The backlash was predictable, swift, and strong. People of all backgrounds condemned the tweet. Twitter suspended her account, Campus Reform wrote a story on the incident, and Georgetown University rebuked the tweet (sort of).
Backlash notwithstanding, Professor Fair declined to moderate her views, saying "I will NOT moderate my rage for YOUR convenience. As a VICTIM of assault, I along with millions of women ... watch white males gather around a belligerent predator defending his and their privilege. I WILL use words that will make you as I uncomfortable as I am." Later, Fair would say the whole thing was just an "experiment," explaining that although Republicans senators supporting Kavanaugh "deserve miserable deaths" and should be castrated, she was not calling for violence. "[T]his idea," she retorted, "that I'm somehow calling for actual violence is preposterous." Instead, she "merely articulated what [her] spirituality" told her and "set this up for Tucker Carlson." (In fairness, Carlson did take the bait, describing the tweet as a call for "genocide.")
If all that makes sense to you, congratulations: you probably have a bright career ahead of you as an associate professor at Georgetown University.
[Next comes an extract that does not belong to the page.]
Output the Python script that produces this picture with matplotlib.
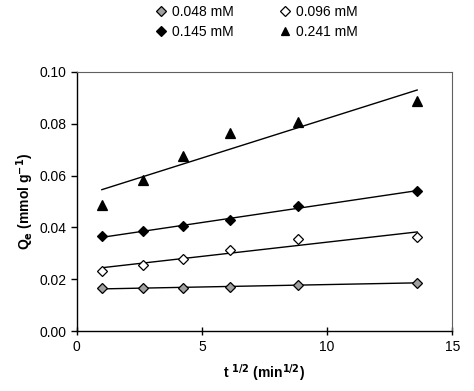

But if you are more comfortable with both feet on the ground, you likely see this outburst for what it really is: the temper tantrum of a simpleminded bigot.
Why is this so? It's not because of Professor Fair's initial tweet, unseemly though it was. Any person who cares deeply about a cause has made the stupid mistake of speaking out of anger. To err is human. Rather, it is her unhinged response to her mistake that deserves the most scorn.
Most noticeable is her doubling -down remark: "I WILL use words that will make you as I uncomfortable as I am."
In that single sentence, the professor revealed more than she perhaps intended. Fair spoke not to be understood. She spoke not to make her position clearer to others. Instead, she lashed out in a clumsy attempt to make others hurt as she hurt.
It didn't matter whether her feelings were justified or whether her choice of recourse was rational. It didn't matter that her call for collective retributive "justice" is the rallying cry of useful idiots. She was angry, and therefore, she was right. And apparently, her age and exemplary education were no match for her self-absorbed, prepubescent impulses.
It's yet another sign of cognitive decline in higher education, and were its implications not so grave, it would be comical. Unfortunately, this is the natural result of a culture that has fetishized empathy and feelings over reason and prudence. A top professor at one of our nation's most prestigious post-secondary institutions is comfortable making death threats on Twitter, purely for whatever temporary, self-indulgent high it can offer.
When reason yields to incessant empathetic wallowing, disciplined thinking – the cornerstone of all civilized behavior – ceases. Of course, that's not a defect of identity politics, but a feature. Just ask Fair, who dismissed calls for more disciplined thinking as just "another way to discipline women's bodies."